Answer

**step1** Understanding the general form of a linear equation

The general form of a linear equation in two variables x and y is given by $$Ax + By + C = 0$$. For this equation to represent a straight line, it is a fundamental condition that coefficients A and B cannot both be zero simultaneously. That is, at least one of A or B must be non-zero.

**step2** Analyzing Option A

Given the conditions for Option A: $$a = c = 0, b \neq 0$$.
Substitute these values into the equation $$ax + by + c = 0$$:
$$0 \cdot x + b \cdot y + 0 = 0$$
This simplifies to $$by = 0$$.
Since $$b \neq 0$$, we can divide both sides by b, which gives $$y = 0$$.
The equation $$y = 0$$ represents the x-axis, which is a straight line. Therefore, Option A represents a line.

**step3** Analyzing Option B

Given the conditions for Option B: $$b = c = 0, a \neq 0$$.
Substitute these values into the equation $$ax + by + c = 0$$:
$$a \cdot x + 0 \cdot y + 0 = 0$$
This simplifies to $$ax = 0$$.
Since $$a \neq 0$$, we can divide both sides by a, which gives $$x = 0$$.
The equation $$x = 0$$ represents the y-axis, which is a straight line. Therefore, Option B represents a line.

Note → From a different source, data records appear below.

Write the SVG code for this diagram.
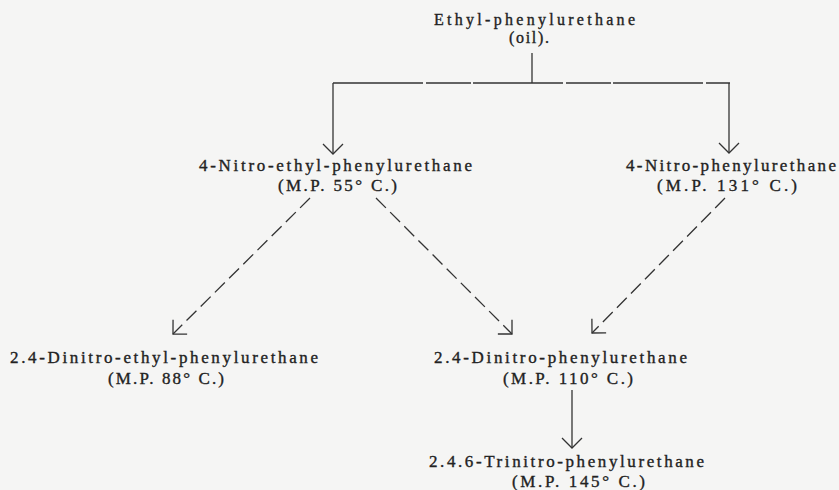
<svg xmlns="http://www.w3.org/2000/svg" width="839" height="490" viewBox="0 0 839 490">
  <style>
    .t { font-family: "Liberation Serif", "DejaVu Serif", serif; font-size: 17px; fill: #222; stroke: #222; stroke-width: 0.35; }
    .top { font-size: 16px; }
    .ln { stroke: #333; stroke-width: 1.3; fill: none; }
    .brk { stroke-dasharray: 90 3 45 2; }
    .dash { stroke-dasharray: 14 6; }
  </style>
  <defs>
    <marker id="arr" markerUnits="userSpaceOnUse" markerWidth="30" markerHeight="30" refX="0" refY="0" viewBox="-15 -15 30 30" orient="auto" overflow="visible">
      <path d="M -10 -10 L 0 0 L -10 10" fill="none" stroke="#333" stroke-width="1.3" stroke-dasharray="none"/>
    </marker>
  </defs>
  <rect x="0" y="0" width="839" height="490" fill="#f5f5f4"/>

  <g id="connectors">
    <line class="ln" x1="532" y1="53" x2="532" y2="83"/>
    <line class="ln brk" x1="333" y1="83" x2="730" y2="83"/>
    <line class="ln" x1="333" y1="83" x2="333" y2="154" marker-end="url(#arr)"/>
    <line class="ln" x1="729" y1="83" x2="729" y2="153" marker-end="url(#arr)"/>
    <line class="ln dash" x1="310" y1="198" x2="173" y2="334" marker-end="url(#arr)"/>
    <line class="ln dash" x1="376" y1="198" x2="512" y2="334" marker-end="url(#arr)"/>
    <line class="ln dash" x1="725" y1="198" x2="592" y2="333" marker-end="url(#arr)"/>
    <line class="ln" x1="572" y1="390" x2="572" y2="448" marker-end="url(#arr)"/>
  </g>

  <g id="ethyl-phenylurethane">
    <text class="t top" x="434" y="25" textLength="201" lengthAdjust="spacing">Ethyl-phenylurethane</text>
    <text class="t top" x="509" y="43" textLength="40" lengthAdjust="spacing">(oil).</text>
  </g>
  <g id="nitro-ethyl-phenylurethane">
    <text class="t" x="199" y="171" textLength="273" lengthAdjust="spacing">4-Nitro-ethyl-phenylurethane</text>
    <text class="t" x="278" y="191" textLength="119" lengthAdjust="spacing">(M.P. 55° C.)</text>
  </g>
  <g id="nitro-phenylurethane">
    <text class="t" x="626" y="171" textLength="210" lengthAdjust="spacing">4-Nitro-phenylurethane</text>
    <text class="t" x="657" y="191" textLength="140" lengthAdjust="spacing">(M.P. 131° C.)</text>
  </g>
  <g id="dinitro-ethyl-phenylurethane">
    <text class="t" x="10" y="363" textLength="308" lengthAdjust="spacing">2.4-Dinitro-ethyl-phenylurethane</text>
    <text class="t" x="108" y="384" textLength="116" lengthAdjust="spacing">(M.P. 88° C.)</text>
  </g>
  <g id="dinitro-phenylurethane">
    <text class="t" x="434" y="363" textLength="253" lengthAdjust="spacing">2.4-Dinitro-phenylurethane</text>
    <text class="t" x="503" y="384" textLength="130" lengthAdjust="spacing">(M.P. 110° C.)</text>
  </g>
  <g id="trinitro-phenylurethane">
    <text class="t" x="429" y="467" textLength="275" lengthAdjust="spacing">2.4.6-Trinitro-phenylurethane</text>
    <text class="t" x="512" y="487" textLength="133" lengthAdjust="spacing">(M.P. 145° C.)</text>
  </g>
</svg>
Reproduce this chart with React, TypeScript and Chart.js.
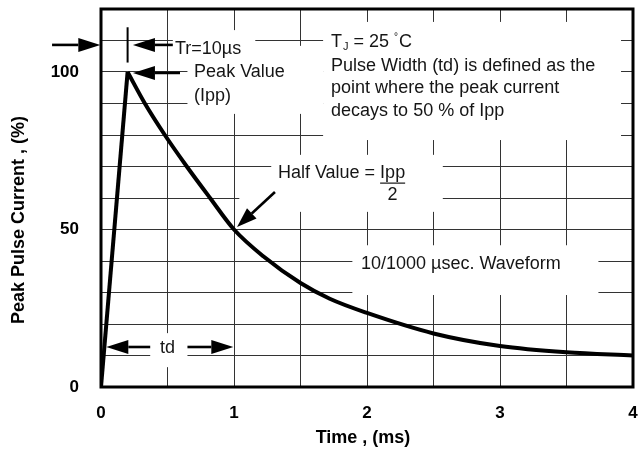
import React, { useEffect, useRef } from "react";
import { Chart, registerables } from "chart.js";

Chart.register(...registerables);

// ---- data ----
const riseTimes = [0, 0.2];
const riseValues = [0, 100];
const decayTimes = [0.2, 0.33, 0.48, 0.645, 0.82, 1.0, 1.22, 1.5, 1.72, 2.0, 2.5, 3.0, 3.5, 4.0];
const decayValues = [100, 90, 80, 70, 60, 50, 41.5, 33, 28, 23.5, 17, 13, 11, 10];
const xTickLabels = ["0", "1", "2", "3", "4"];
const yTickLabels = ["0", "50", "100"];
const xTitle = "Time , (ms)";
const yTitle = "Peak Pulse Current , (%)";
const noteLines = [
  "Pulse Width (td) is defined as the",
  "point where the peak current",
  "decays to 50 % of Ipp",
];

const FONT = '"Liberation Sans", Arial, sans-serif';
const TXT = "#151515";

function arrow(ctx: CanvasRenderingContext2D, x1: number, y1: number, x2: number, y2: number, head = 22, width = 14, lw = 2.6) {
  const ang = Math.atan2(y2 - y1, x2 - x1);
  const bx = x2 - head * Math.cos(ang);
  const by = y2 - head * Math.sin(ang);
  ctx.save();
  ctx.strokeStyle = "#000";
  ctx.fillStyle = "#000";
  ctx.lineWidth = lw;
  ctx.beginPath();
  ctx.moveTo(x1, y1);
  ctx.lineTo(bx, by);
  ctx.stroke();
  const nx = -Math.sin(ang) * width / 2;
  const ny = Math.cos(ang) * width / 2;
  ctx.beginPath();
  ctx.moveTo(x2, y2);
  ctx.lineTo(bx + nx, by + ny);
  ctx.lineTo(bx - nx, by - ny);
  ctx.closePath();
  ctx.fill();
  ctx.restore();
}

const annotPlugin = {
  id: "annot",
  beforeDatasetsDraw(chart: any) {
    const ctx = chart.ctx as CanvasRenderingContext2D;
    const xs = chart.scales.x;
    const ys = chart.scales.y;
    const px = (t: number) => xs.getPixelForValue(t);
    const py = (v: number) => ys.getPixelForValue(v);
    // white masks behind the annotation texts (grid gaps)
    const boxes = [
      [0.54, 1.16, 113.3, 103.8],
      [0.65, 1.67, 108.3, 86.7],
      [1.67, 3.91, 115.9, 78.4],
      [1.28, 2.57, 73.7, 55.6],
      [1.04, 1.28, 64.0, 55.6],
      [1.89, 3.74, 45.0, 29.2],
      [0.37, 0.65, 17.1, 6.3],
    ];
    ctx.save();
    ctx.fillStyle = "#fff";
    for (const [t1, t2, v1, v2] of boxes) {
      ctx.fillRect(px(t1), py(v1), px(t2) - px(t1), py(v2) - py(v1));
    }
    ctx.restore();
  },
  afterDatasetsDraw(chart: any) {
    const ctx = chart.ctx as CanvasRenderingContext2D;
    const ca = chart.chartArea;
    const xs = chart.scales.x;
    const ys = chart.scales.y;
    const px = (t: number) => xs.getPixelForValue(t);
    const py = (v: number) => ys.getPixelForValue(v);

    // frame
    ctx.save();
    ctx.strokeStyle = "#000";
    ctx.lineWidth = 3;
    ctx.strokeRect(ca.left, ca.top, ca.right - ca.left, ca.bottom - ca.top);
    ctx.restore();

    // arrows
    arrow(ctx, px(-0.368), py(108.6), px(-0.005), py(108.6));
    ctx.save();
    ctx.strokeStyle = "#000";
    ctx.lineWidth = 2;
    ctx.beginPath();
    ctx.moveTo(px(0.2), py(114.2));
    ctx.lineTo(px(0.2), py(103));
    ctx.stroke();
    ctx.restore();
    arrow(ctx, px(0.54), py(108.6), px(0.24), py(108.6));
    arrow(ctx, px(0.594), py(99.7), px(0.24), py(99.7));
    arrow(ctx, px(1.308), py(61.9), px(1.023), py(50.8), 20, 14);
    arrow(ctx, px(0.37), py(12.7), px(0.04), py(12.7));
    arrow(ctx, px(0.65), py(12.7), px(0.995), py(12.7));

    // texts
    ctx.save();
    ctx.fillStyle = TXT;
    ctx.textBaseline = "middle";
    ctx.textAlign = "left";
    ctx.font = `18px ${FONT}`;
    ctx.fillText("Tr=10µs", px(0.556), py(107.4));
    ctx.fillText("Peak Value", px(0.70), py(100));
    ctx.fillText("(Ipp)", px(0.70), py(92.4));

    // T_J = 25 °C
    let x = px(1.73);
    const yTj = py(109.4);
    ctx.fillText("T", x, yTj);
    x += ctx.measureText("T").width;
    ctx.font = `11px ${FONT}`;
    ctx.fillText("J", x + 1, yTj + 5);
    x += ctx.measureText("J").width + 1;
    ctx.font = `18px ${FONT}`;
    ctx.fillText(" = 25 ", x, yTj);
    x += ctx.measureText(" = 25 ").width;
    ctx.font = `10px ${FONT}`;
    ctx.fillText("°", x, yTj - 5);
    x += ctx.measureText("°").width + 1;
    ctx.font = `18px ${FONT}`;
    ctx.fillText("C", x, yTj);

    const lineVals = [102.0, 94.8, 87.6];
    noteLines.forEach((s, i) => ctx.fillText(s, px(1.73), py(lineVals[i])));

    // Half Value = Ipp / 2
    const hx = px(1.33);
    const hy = py(67.9);
    const pre = "Half Value = ";
    ctx.fillText(pre, hx, hy);
    const ix = hx + ctx.measureText(pre).width;
    const iw = ctx.measureText("Ipp").width;
    ctx.fillText("Ipp", ix, hy);
    ctx.strokeStyle = TXT;
    ctx.lineWidth = 1.2;
    ctx.beginPath();
    ctx.moveTo(ix, hy + 10);
    ctx.lineTo(ix + iw, hy + 10);
    ctx.stroke();
    ctx.textAlign = "center";
    ctx.fillText("2", ix + iw / 2, py(61));

    ctx.textAlign = "left";
    ctx.fillText("10/1000 µsec. Waveform", px(1.955), py(39));
    ctx.textAlign = "center";
    ctx.fillText("td", px(0.5), py(12.4));

    // axis titles
    ctx.fillStyle = "#000";
    ctx.font = `bold 18px ${FONT}`;
    ctx.fillText(xTitle, (ca.left + ca.right) / 2 - 4, 438);
    ctx.translate(19, 220);
    ctx.rotate(-Math.PI / 2);
    ctx.fillText(yTitle, 0, 0);
    ctx.restore();
  },
};

export default function App() {
  const ref = useRef<HTMLCanvasElement | null>(null);
  useEffect(() => {
    if (!ref.current) return;
    const chart = new Chart(ref.current, {
      type: "line",
      data: {
        datasets: [
          {
            data: riseTimes.map((t, i) => ({ x: t, y: riseValues[i] })),
            borderColor: "#000",
            borderWidth: 4,
            pointRadius: 0,
            tension: 0,
          },
          {
            data: decayTimes.map((t, i) => ({ x: t, y: decayValues[i] })),
            borderColor: "#000",
            borderWidth: 4,
            pointRadius: 0,
            cubicInterpolationMode: "monotone",
          },
        ],
      },
      options: {
        animation: false,
        responsive: false,
        devicePixelRatio: 1,
        events: [],
        layout: { padding: { top: 9, right: 5, left: 0, bottom: 0 } },
        plugins: { legend: { display: false }, tooltip: { enabled: false }, title: { display: false } },
        scales: {
          x: {
            type: "linear",
            min: 0,
            max: 4,
            afterFit: (s: any) => {
              s.height = 65;
              s.paddingLeft = 0;
              s.paddingRight = 0;
            },
            ticks: {
              stepSize: 0.5,
              autoSkip: false,
              maxRotation: 0,
              padding: 16,
              color: "#000",
              font: { family: FONT, size: 17, weight: "bold" },
              callback: (v: any) => (Number.isInteger(v) ? xTickLabels[v] : ""),
            },
            grid: { color: "#333", lineWidth: 1, drawTicks: false },
            border: { display: false },
          },
          y: {
            min: 0,
            max: 120,
            afterFit: (s: any) => {
              s.width = 101;
              s.paddingTop = 0;
              s.paddingBottom = 0;
            },
            ticks: {
              stepSize: 10,
              autoSkip: false,
              padding: 22,
              color: "#000",
              font: { family: FONT, size: 17, weight: "bold" },
              callback: (v: any) => (v % 50 === 0 ? yTickLabels[v / 50] : ""),
            },
            grid: { color: "#333", lineWidth: 1, drawTicks: false },
            border: { display: false },
          },
        },
      },
      plugins: [annotPlugin],
    } as any);
    return () => chart.destroy();
  }, []);
  return (
    <canvas
      ref={ref}
      width={638}
      height={452}
      style={{ position: "absolute", left: 0, top: 0, display: "block", background: "#fff" }}
    />
  );
}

**step4** Analyzing Option C

Given the conditions for Option C: $$a = b = 0$$.
Substitute these values into the equation $$ax + by + c = 0$$:
$$0 \cdot x + 0 \cdot y + c = 0$$
This simplifies to $$c = 0$$.
Now we have two sub-cases for c:
Case 1: If $$c = 0$$, the equation becomes $$0 = 0$$. This statement is always true for any values of x and y. This means that every point (x, y) in the coordinate plane satisfies the equation. This represents the entire coordinate plane, not a single straight line.
Case 2: If $$c \neq 0$$, the equation becomes $$c = 0$$ (e.g., $$5 = 0$$). This is a false statement, which means there are no points (x, y) that satisfy the equation. This represents an empty set, not a straight line.
In both cases, when $$a = b = 0$$, the equation does not represent a straight line. This is because the fundamental condition that at least one of 'a' or 'b' must be non-zero is violated.

**step5** Analyzing Option D

Given the conditions for Option D: $$c = 0, a \neq 0, b \neq 0$$.
Substitute these values into the equation $$ax + by + c = 0$$:
$$a \cdot x + b \cdot y + 0 = 0$$
This simplifies to $$ax + by = 0$$.
Since both $$a \neq 0$$ and $$b \neq 0$$, this equation is of the form $$y = -\frac{a}{b}x$$. This is the equation of a straight line that passes through the origin (0,0) and has a slope of $$-a/b$$. Therefore, Option D represents a line.

**step6** Conclusion

Based on the analysis of all options, the equation $$ax + by + c = 0$$ does not represent an equation of a line if $$a = b = 0$$. This is because when both coefficients of x and y are zero, the equation no longer defines a specific line in the coordinate plane. It either becomes a trivial identity (0=0, representing the entire plane) or a contradiction (c=0 for c≠0, representing an empty set).